# Start of PROVIDED MATERIAL

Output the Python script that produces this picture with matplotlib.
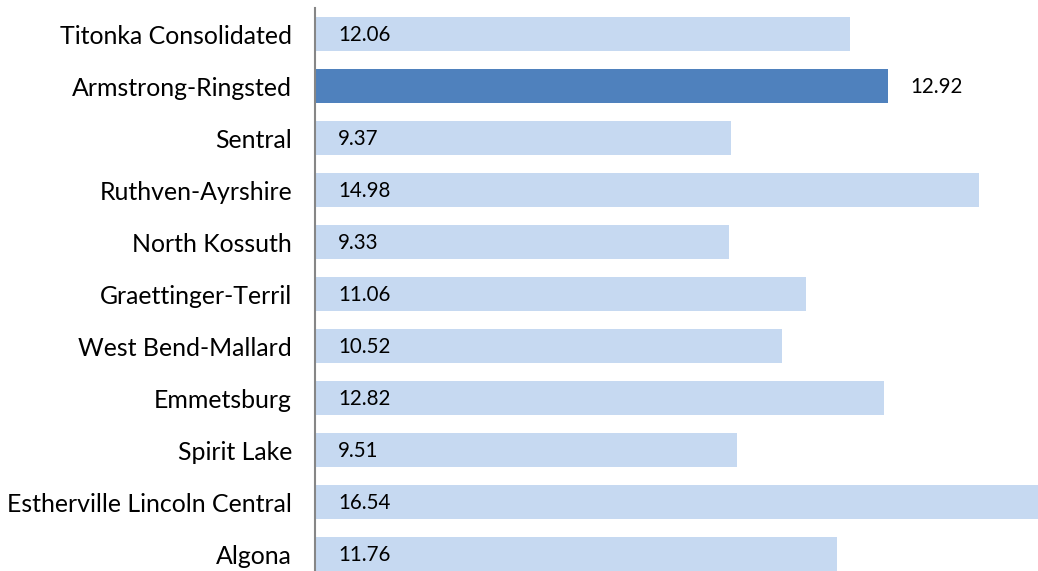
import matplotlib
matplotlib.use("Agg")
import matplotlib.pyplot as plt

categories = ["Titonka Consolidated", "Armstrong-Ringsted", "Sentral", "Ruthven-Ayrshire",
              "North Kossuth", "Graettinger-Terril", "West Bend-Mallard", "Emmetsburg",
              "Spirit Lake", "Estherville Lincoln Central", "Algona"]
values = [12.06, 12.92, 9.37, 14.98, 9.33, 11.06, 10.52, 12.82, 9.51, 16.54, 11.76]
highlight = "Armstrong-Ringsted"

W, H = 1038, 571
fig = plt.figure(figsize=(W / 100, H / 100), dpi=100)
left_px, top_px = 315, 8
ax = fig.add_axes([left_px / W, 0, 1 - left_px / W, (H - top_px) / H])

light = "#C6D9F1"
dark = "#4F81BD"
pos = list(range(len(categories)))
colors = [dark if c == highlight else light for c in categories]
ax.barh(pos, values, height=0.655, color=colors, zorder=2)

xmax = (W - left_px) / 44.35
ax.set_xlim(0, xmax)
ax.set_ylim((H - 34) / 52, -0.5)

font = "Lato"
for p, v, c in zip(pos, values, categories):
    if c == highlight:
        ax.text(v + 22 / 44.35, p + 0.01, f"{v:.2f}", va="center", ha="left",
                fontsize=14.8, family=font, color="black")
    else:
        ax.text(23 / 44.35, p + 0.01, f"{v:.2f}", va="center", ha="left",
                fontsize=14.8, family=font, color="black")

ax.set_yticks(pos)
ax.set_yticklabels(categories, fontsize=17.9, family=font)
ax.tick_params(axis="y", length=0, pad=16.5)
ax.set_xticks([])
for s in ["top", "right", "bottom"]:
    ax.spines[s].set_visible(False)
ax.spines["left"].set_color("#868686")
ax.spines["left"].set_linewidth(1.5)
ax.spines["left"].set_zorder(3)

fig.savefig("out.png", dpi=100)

# End of PROVIDED MATERIAL
# Start of PROVIDED MATERIAL

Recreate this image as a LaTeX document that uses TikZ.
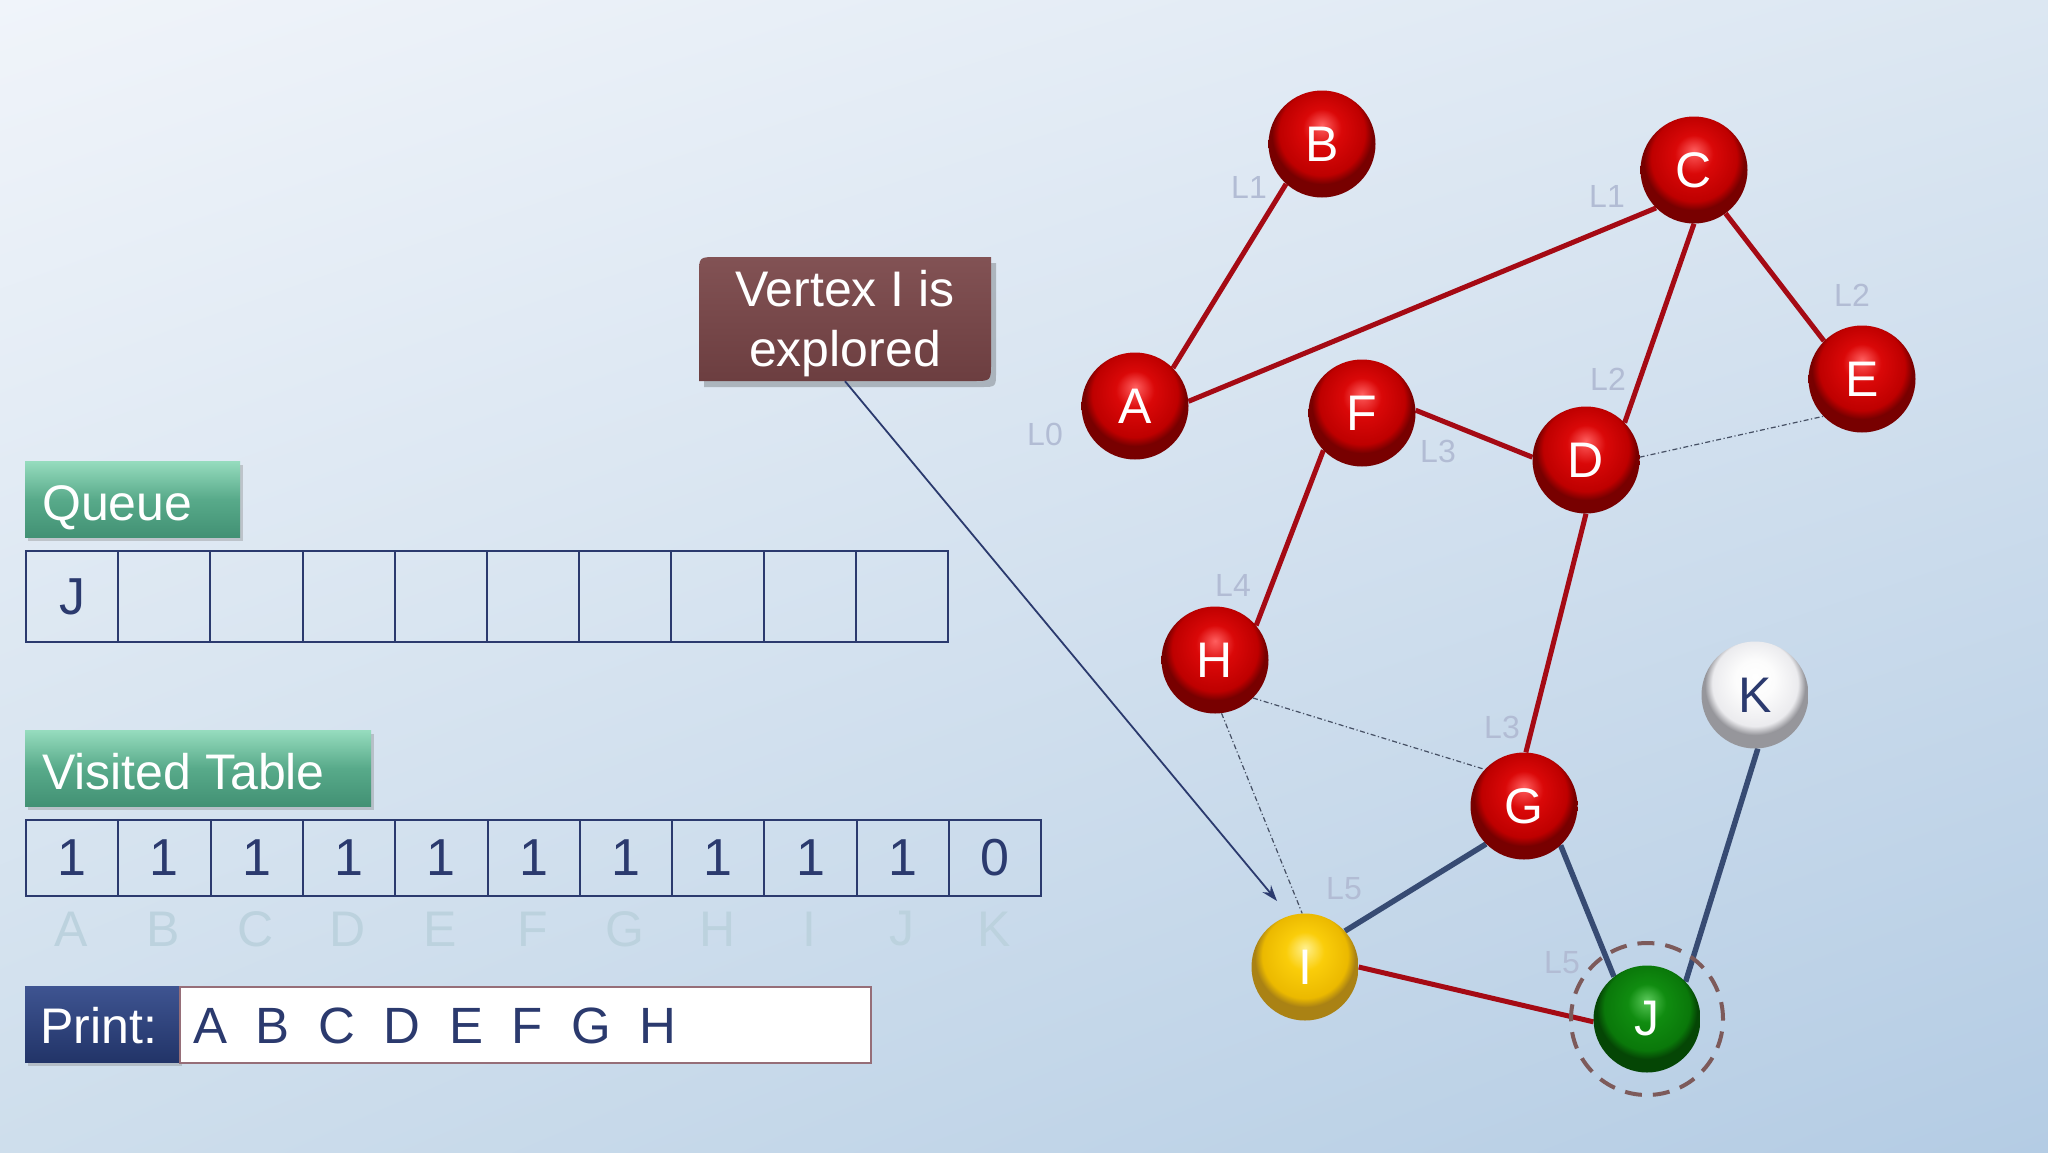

# End of PROVIDED MATERIAL

PROBLEM:
Give again, word for word, only the lines starting at the line with "Output the Python" and ending at the line with "import matplotlib.pyplot as plt", keeping both end lines; pictures stay out.

FULL RESPONSE:
Output the Python script that produces this picture with matplotlib.
import matplotlib
matplotlib.use("Agg")
import matplotlib.pyplot as plt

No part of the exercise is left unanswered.